While I was living here, I never considered meeting up with fellow Dutch people, living around town. I’m sure there is a Dutch-Canadian society meetup somewhere. However, at that time, thinking as a Dutchman to the letter so once in a while, I considered meeting up with fellow citizens would hurt my process of integration. I’ll tell you this: I could not have done (or adapted to) the regular stuff people do, like groceries or ordering food in a restaurant at that, if I had been too involved in ‘keeping up the Dutch stuff’. I owe my wife and her mom a lot: sometimes I just needed that push. It was hard, but we did it.

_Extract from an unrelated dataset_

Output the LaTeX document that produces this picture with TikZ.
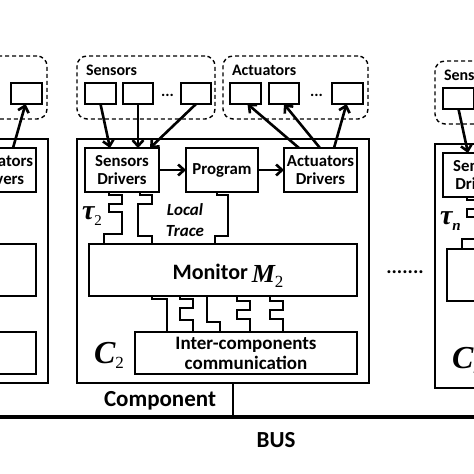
\documentclass[tikz,border=0pt]{standalone}
\usepackage{fontspec}
\setmainfont{Carlito}
\newfontfamily\tms{Liberation Serif}
\usetikzlibrary{arrows.meta}
\newcommand{\taulab}[1]{{\tms\fontsize{28}{28}\selectfont\bfseries\itshape τ}\raisebox{-6pt}{\tms\fontsize{15}{15}\selectfont #1}}
\newcommand{\clab}[1]{{\tms\fontsize{32}{32}\selectfont\bfseries\itshape C}\raisebox{-5pt}{\tms\fontsize{17}{17}\selectfont #1}}
\tikzset{
  every node/.style={inner sep=0pt,outer sep=0pt},
  compbox/.style={draw,line width=2.5pt,anchor=north west},
  box/.style={draw,line width=1.8pt,anchor=north west,align=center,font=\fontsize{16.8}{18.5}\selectfont\bfseries},
  smallbox/.style={draw,line width=1.6pt,anchor=north west,minimum width=30,minimum height=21},
  group/.style={draw,dash pattern=on 4pt off 3pt,line width=1.4pt,rounded corners=10pt,anchor=north west},
  grouplab/.style={anchor=west,font=\fontsize{16}{18}\selectfont\bfseries},
  arr/.style={line width=2.6pt,-{Straight Barb[length=6pt,width=11pt]}},
  wire/.style={line width=2.2pt},
  bigtext/.style={anchor=base,font=\fontsize{23}{23}\selectfont\bfseries},
  pics/comp/.style={code={
    % sensors group
    \node[group,minimum width=138,minimum height=63] (-sg) at (77,56) {};
    \node[grouplab] (-sl) at (86,70) {Sensors};
    \node[smallbox,minimum width=31] (-s1) at (85,83) {};
    \node[smallbox] (-s2) at (123,83) {};
    \node[grouplab] (-sdots) at (161,95) {...};
    \node[smallbox] (-s3) at (181,83) {};
    % actuators group
    \node[group,minimum width=145,minimum height=63] (-ag) at (223,56) {};
    \node[grouplab] (-al) at (232,70) {Actuators};
    \node[smallbox,minimum width=31] (-a1) at (230,83) {};
    \node[smallbox] (-a2) at (269,83) {};
    \node[grouplab] (-adots) at (310,95) {...};
    \node[smallbox,minimum width=31] (-a3) at (332,83) {};
    % component
    \node[compbox,minimum width=292,minimum height=244] (-comp) at (77,139) {};
    \node[box,minimum width=74,minimum height=44] (-sd) at (85,148) {Sensors\\Drivers};
    \node[box,minimum width=72,minimum height=44] (-prog) at (186,148) {Program};
    \node[box,minimum width=73,minimum height=44] (-ad) at (284,148) {Actuators\\Drivers};
    \node[box,minimum width=268,minimum height=52] (-mon) at (89,244) {};
    \node[anchor=base] (-mtext) at (228,279) {{\fontsize{22}{22}\selectfont\bfseries Monitor}\hspace{4pt}\raisebox{-3pt}{\tms\fontsize{26}{26}\selectfont\bfseries\itshape M}\raisebox{-8pt}{\tms\fontsize{17}{17}\selectfont #1}};
    \node[box,minimum width=222,minimum height=42,font=\fontsize{19}{20}\selectfont\bfseries] (-icc) at (135,332) {Inter-components\\communication};
    % labels
    \node[anchor=base west] (-tau) at (82,219) {\taulab{#1}};
    \node[anchor=base west] (-clab) at (94,363) {\clab{#1}};
    \node[align=center,font=\fontsize{17}{21}\selectfont\bfseries\itshape] (-lt) at (185,220) {Local\\Trace};
    % arrows
    \draw[arr] (-s1.south) -- ([xshift=25pt]-sd.north west);
    \draw[arr] (-s2.south) -- ([xshift=53pt]-sd.north west);
    \draw[arr] (-s3.south) -- ([xshift=65pt]-sd.north west);
    \draw[arr] ([xshift=15pt]-ad.north west) -- ([xshift=2pt]-a1.south);
    \draw[arr] ([xshift=36pt]-ad.north west) -- (-a2.south);
    \draw[arr] ([xshift=50pt]-ad.north west) -- ([xshift=-1pt]-a3.south);
    \draw[arr] (-sd.east) -- (-prog.west);
    \draw[arr] (-prog.east) -- (-ad.west);
    % local trace wires
    \draw[wire] ([xshift=24pt]-sd.south west) -- ++(0,3) -- ++(13,0) -- ++(0,9) -- ++(-13,0) -- ++(0,8) -- ++(13,0) -- ++(0,22) -- ++(-18,0) -- ++(0,10);
    \draw[wire] ([xshift=55pt]-sd.south west) -- ++(0,3) -- ++(12,0) -- ++(0,9) -- ++(-14,0) -- ++(0,32) -- ++(14,0) -- ++(0,8);
    \draw[wire] ([xshift=31pt]-prog.south west) -- ++(0,3) -- ++(11,0) -- ++(0,41) -- ++(-13,0) -- ++(0,8);
    % monitor to communication wires
    \draw[wire] ([xshift=63pt]-mon.south west) -- ++(0,3) -- ++(15,0) -- ++(0,33);
    \draw[wire] ([xshift=91pt]-mon.south west) -- ++(0,3) -- ++(13,0) -- ++(0,9) -- ++(-13,0) -- ++(0,12) -- ++(13,0) -- ++(0,12);
    \draw[wire] ([xshift=118pt]-mon.south west) -- ++(0,26) -- ++(13,0) -- ++(0,10);
    \draw[wire] ([xshift=148pt]-mon.south west) -- ++(0,5) -- ++(13,0) -- ++(0,9) -- ++(-13,0) -- ++(0,9) -- ++(13,0) -- ++(0,13);
    \draw[wire] ([xshift=181pt]-mon.south west) -- ++(0,5) -- ++(13,0) -- ++(0,9) -- ++(-13,0) -- ++(0,9) -- ++(13,0) -- ++(0,13);
  }}
}
\begin{document}
\begin{tikzpicture}[x=1pt,y=-1pt]
  \useasboundingbox (0,0) rectangle (474,474);
  \clip (0,0) rectangle (474,474);
  % ---- left component (partly visible)
  \node[group,minimum width=145,minimum height=63] (L-ag) at (-98,56) {};
  \node[smallbox,minimum width=31] (L-a3) at (11,83) {};
  \node[compbox,minimum width=292,minimum height=244] (L-comp) at (-244,139) {};
  \node[box,minimum width=73,minimum height=44] (L-ad) at (-37,148) {Actuators\\Drivers};
  \node[box,minimum width=268,minimum height=52] (L-mon) at (-232,244) {};
  \node[box,minimum width=222,minimum height=42] (L-icc) at (-186,332) {};
  \draw[arr] ([xshift=50pt]L-ad.north west) -- ([xshift=-1pt]L-a3.south);
  % ---- middle component
  \pic (C2) at (0,0) {comp={2}};
  % ---- right component (partly visible)
  \node[group,minimum width=138,minimum height=63] (R-sg) at (435,61) {};
  \node[grouplab] (R-sl) at (444,75) {Sensors};
  \node[smallbox,minimum width=31] (R-s1) at (443,88) {};
  \node[compbox,minimum width=292,minimum height=244] (R-comp) at (435,144) {};
  \node[box,minimum width=74,minimum height=44] (R-sd) at (443,153) {Sensors\\Drivers};
  \node[box,minimum width=268,minimum height=52] (R-mon) at (447,249) {};
  \node[anchor=base west] (R-tau) at (440,224) {\taulab{\bfseries\itshape n}};
  \node[anchor=base west] (R-clab) at (452,368) {\clab{\bfseries\itshape n}};
  \draw[arr] (R-s1.south) -- ([xshift=25pt]R-sd.north west);
  \draw[wire] ([xshift=24pt]R-sd.south west) -- ++(0,3) -- ++(13,0) -- ++(0,9) -- ++(-13,0) -- ++(0,8) -- ++(13,0) -- ++(0,22) -- ++(-18,0) -- ++(0,10);
  % ---- bus
  \coordinate (busL) at (0,417);
  \coordinate (busR) at (474,417);
  \draw[line width=3.2pt] (busL) -- (busR);
  \coordinate (C2-link) at ([xshift=156pt]C2-comp.south west);
  \draw[line width=2.2pt] (C2-link) -- (C2-link |- busL);
  \node[bigtext] (complab) at (160,406) {Component};
  \node[bigtext] (buslab) at (276,447) {BUS};
  \node[anchor=base,font=\fontsize{20}{20}\selectfont\bfseries] (dots) at (405,273) {.......};
\end{tikzpicture}
\end{document}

Only after 2002, I came a bit aware of the Dutch people around me, with as highlight (thanks to a Dutch-Canadian from town) a personal one on one conversation with the Dutch ambassador who thought it was silly I had a hard time to speak in Dutch with him. With the years, my Dutch has gone downhill. I particularly noticed this, when I tried to keep up a conversation with the newly immigrants from Holland, yesterday: a of stuttering Dutch and fluid English (mine) vs. muttering (careful selected) English and fluid Dutch (theirs).

My advice to any immigrant is, while savouring your backgrounds is probably understandably, since you immigrated, you might just as well focus on making yourself comfortable with your newly adopted country’s culture and learn about the regular chores Canadians have and do. Stay clear as much as you can from fellow-citizens: you’ll end up disappointing yourself if you keep comparing differences between two cultures: the one you supposed to give up and the one you’re about to lose grip on.